Information given:
*****

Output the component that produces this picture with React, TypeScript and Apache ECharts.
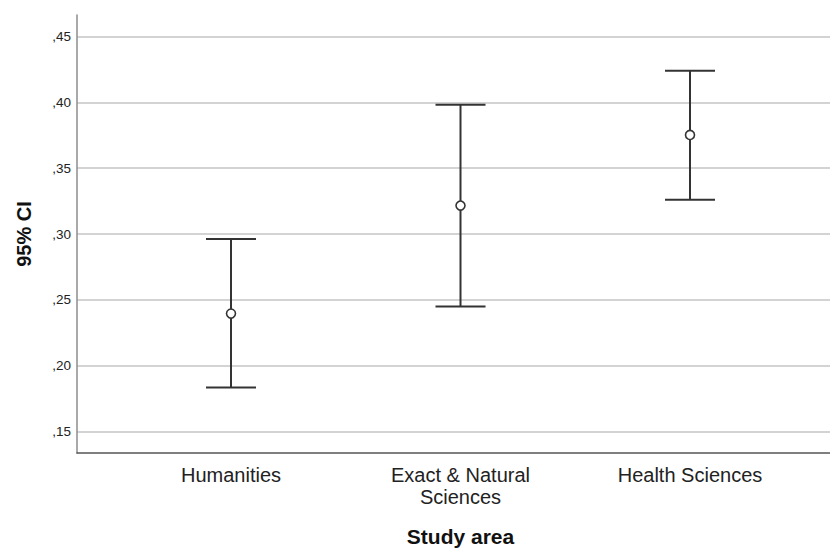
import React, { useEffect, useRef } from "react";
import * as echarts from "echarts";

const categories = ["Humanities", "Exact & Natural\nSciences", "Health Sciences"];
const lowerCI = [0.1833, 0.2448, 0.3261];
const meanValues = [0.2395, 0.3216, 0.3753];
const upperCI = [0.2962, 0.3983, 0.4242];
const yMin = 0.1335;
const yMax = 0.4665;

const FONT = "'Liberation Sans', Arial, sans-serif";

export default function App() {
  const ref = useRef<HTMLDivElement>(null);
  useEffect(() => {
    if (!ref.current) return;
    const chart = echarts.init(ref.current, null, { renderer: "svg" });
    const fmt = (v: number) => {
      const n = Math.round(v * 100);
      return "," + String(n).padStart(2, "0");
    };
    chart.setOption({
      animation: false,
      backgroundColor: "#ffffff",
      grid: [
        { left: 77, right: 0, top: 15, bottom: 95, containLabel: false, outerBoundsMode: "none" },
        { left: 116.25, right: 25.25, top: 15, bottom: 95, containLabel: false, outerBoundsMode: "none" },
      ],
      xAxis: [
        {
          type: "value",
          gridIndex: 0,
          min: 0,
          max: 1,
          axisLine: { show: true, lineStyle: { color: "#555", width: 1.5 } },
          axisTick: { show: false },
          axisLabel: { show: false },
          splitLine: { show: false },
        },
        {
          type: "category",
          gridIndex: 1,
          data: categories,
          axisLine: { show: false },
          axisTick: { show: false },
          splitLine: { show: false },
          axisLabel: {
            color: "#222",
            fontSize: 20,
            fontFamily: FONT,
            margin: 11,
            lineHeight: 22,
            interval: 0,
          },
          name: "Study area",
          nameLocation: "middle",
          nameGap: 73,
          nameTextStyle: {
            color: "#111",
            fontSize: 21,
            fontWeight: "bold",
            fontFamily: FONT,
          },
        },
      ],
      yAxis: [
        {
          type: "value",
          gridIndex: 0,
          min: yMin,
          max: yMax,
          axisLine: { show: true, lineStyle: { color: "#8c8c8c", width: 1.5 } },
          axisTick: { show: false },
          axisLabel: {
            color: "#222",
            fontSize: 13.5,
            fontFamily: FONT,
            margin: 6,
            showMinLabel: false,
            showMaxLabel: false,
            formatter: fmt,
          },
          splitLine: {
            show: true,
            showMinLine: false,
            showMaxLine: false,
            lineStyle: { color: "#c4c4c4", width: 1.5 },
          },
          name: "95% CI",
          nameLocation: "middle",
          nameRotate: 90,
          nameGap: 43,
          nameTextStyle: {
            color: "#111",
            fontSize: 20,
            fontWeight: "bold",
            fontFamily: FONT,
          },
        },
        {
          type: "value",
          gridIndex: 1,
          min: yMin,
          max: yMax,
          show: false,
          splitLine: { show: false },
        },
      ],
      series: [
        {
          type: "custom",
          xAxisIndex: 1,
          yAxisIndex: 1,
          data: categories.map((_, i) => [i, lowerCI[i], upperCI[i]]),
          renderItem: (params: any, api: any) => {
            const x = api.value(0);
            const lo = api.coord([x, api.value(1)]);
            const hi = api.coord([x, api.value(2)]);
            const half = 25;
            const style = { stroke: "#333", lineWidth: 2 };
            return {
              type: "group",
              children: [
                { type: "line", shape: { x1: lo[0], y1: lo[1], x2: hi[0], y2: hi[1] }, style },
                { type: "line", shape: { x1: lo[0] - half, y1: lo[1], x2: lo[0] + half, y2: lo[1] }, style },
                { type: "line", shape: { x1: hi[0] - half, y1: hi[1], x2: hi[0] + half, y2: hi[1] }, style },
              ],
            };
          },
          z: 2,
        },
        {
          type: "scatter",
          xAxisIndex: 1,
          yAxisIndex: 1,
          data: categories.map((_, i) => [i, meanValues[i]]),
          symbol: "circle",
          symbolSize: 9,
          itemStyle: { color: "#ffffff", borderColor: "#333", borderWidth: 1.6, opacity: 1 },
          z: 3,
        },
      ],
    });
    return () => chart.dispose();
  }, []);
  return (
    <div
      ref={ref}
      style={{ position: "absolute", left: 0, top: 0, width: 830, height: 548 }}
    />
  );
}
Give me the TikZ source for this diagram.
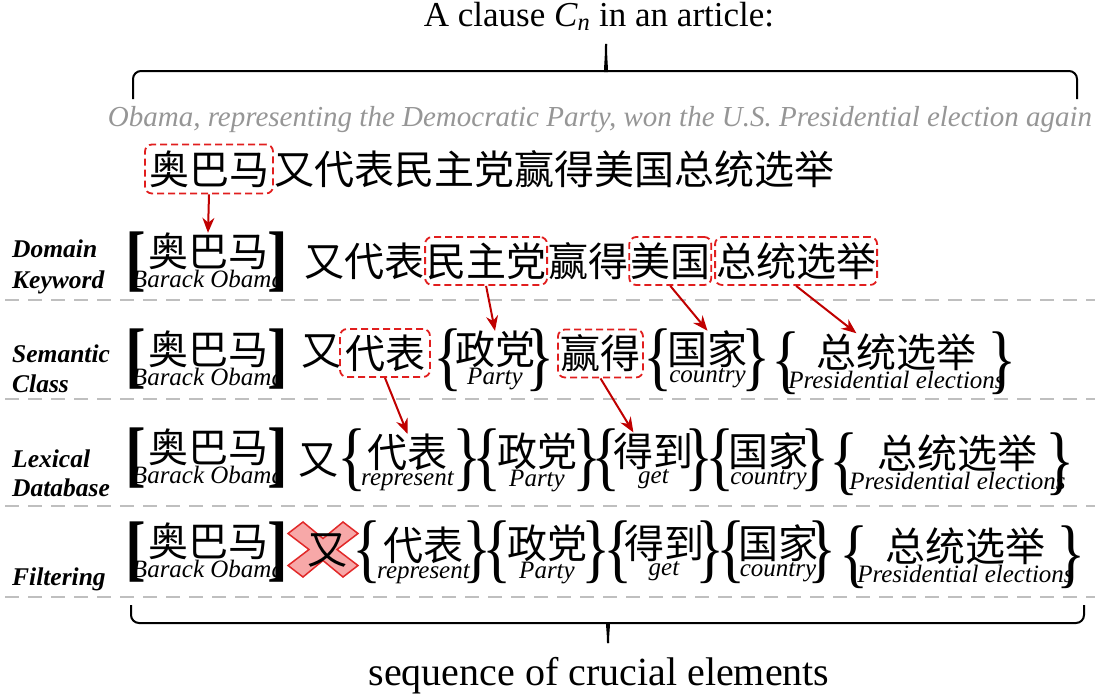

*****

Exercise description:
Leave the pictures out and print the records above exactly as they stand.

Response below:
Output the component that produces this picture with React, TypeScript and Apache ECharts.
import React, { useEffect, useRef } from "react";
import * as echarts from "echarts";

const categories = ["Humanities", "Exact & Natural\nSciences", "Health Sciences"];
const lowerCI = [0.1833, 0.2448, 0.3261];
const meanValues = [0.2395, 0.3216, 0.3753];
const upperCI = [0.2962, 0.3983, 0.4242];
const yMin = 0.1335;
const yMax = 0.4665;

const FONT = "'Liberation Sans', Arial, sans-serif";

export default function App() {
  const ref = useRef<HTMLDivElement>(null);
  useEffect(() => {
    if (!ref.current) return;
    const chart = echarts.init(ref.current, null, { renderer: "svg" });
    const fmt = (v: number) => {
      const n = Math.round(v * 100);
      return "," + String(n).padStart(2, "0");
    };
    chart.setOption({
      animation: false,
      backgroundColor: "#ffffff",
      grid: [
        { left: 77, right: 0, top: 15, bottom: 95, containLabel: false, outerBoundsMode: "none" },
        { left: 116.25, right: 25.25, top: 15, bottom: 95, containLabel: false, outerBoundsMode: "none" },
      ],
      xAxis: [
        {
          type: "value",
          gridIndex: 0,
          min: 0,
          max: 1,
          axisLine: { show: true, lineStyle: { color: "#555", width: 1.5 } },
          axisTick: { show: false },
          axisLabel: { show: false },
          splitLine: { show: false },
        },
        {
          type: "category",
          gridIndex: 1,
          data: categories,
          axisLine: { show: false },
          axisTick: { show: false },
          splitLine: { show: false },
          axisLabel: {
            color: "#222",
            fontSize: 20,
            fontFamily: FONT,
            margin: 11,
            lineHeight: 22,
            interval: 0,
          },
          name: "Study area",
          nameLocation: "middle",
          nameGap: 73,
          nameTextStyle: {
            color: "#111",
            fontSize: 21,
            fontWeight: "bold",
            fontFamily: FONT,
          },
        },
      ],
      yAxis: [
        {
          type: "value",
          gridIndex: 0,
          min: yMin,
          max: yMax,
          axisLine: { show: true, lineStyle: { color: "#8c8c8c", width: 1.5 } },
          axisTick: { show: false },
          axisLabel: {
            color: "#222",
            fontSize: 13.5,
            fontFamily: FONT,
            margin: 6,
            showMinLabel: false,
            showMaxLabel: false,
            formatter: fmt,
          },
          splitLine: {
            show: true,
            showMinLine: false,
            showMaxLine: false,
            lineStyle: { color: "#c4c4c4", width: 1.5 },
          },
          name: "95% CI",
          nameLocation: "middle",
          nameRotate: 90,
          nameGap: 43,
          nameTextStyle: {
            color: "#111",
            fontSize: 20,
            fontWeight: "bold",
            fontFamily: FONT,
          },
        },
        {
          type: "value",
          gridIndex: 1,
          min: yMin,
          max: yMax,
          show: false,
          splitLine: { show: false },
        },
      ],
      series: [
        {
          type: "custom",
          xAxisIndex: 1,
          yAxisIndex: 1,
          data: categories.map((_, i) => [i, lowerCI[i], upperCI[i]]),
          renderItem: (params: any, api: any) => {
            const x = api.value(0);
            const lo = api.coord([x, api.value(1)]);
            const hi = api.coord([x, api.value(2)]);
            const half = 25;
            const style = { stroke: "#333", lineWidth: 2 };
            return {
              type: "group",
              children: [
                { type: "line", shape: { x1: lo[0], y1: lo[1], x2: hi[0], y2: hi[1] }, style },
                { type: "line", shape: { x1: lo[0] - half, y1: lo[1], x2: lo[0] + half, y2: lo[1] }, style },
                { type: "line", shape: { x1: hi[0] - half, y1: hi[1], x2: hi[0] + half, y2: hi[1] }, style },
              ],
            };
          },
          z: 2,
        },
        {
          type: "scatter",
          xAxisIndex: 1,
          yAxisIndex: 1,
          data: categories.map((_, i) => [i, meanValues[i]]),
          symbol: "circle",
          symbolSize: 9,
          itemStyle: { color: "#ffffff", borderColor: "#333", borderWidth: 1.6, opacity: 1 },
          z: 3,
        },
      ],
    });
    return () => chart.dispose();
  }, []);
  return (
    <div
      ref={ref}
      style={{ position: "absolute", left: 0, top: 0, width: 830, height: 548 }}
    />
  );
}
Give me the TikZ source for this diagram.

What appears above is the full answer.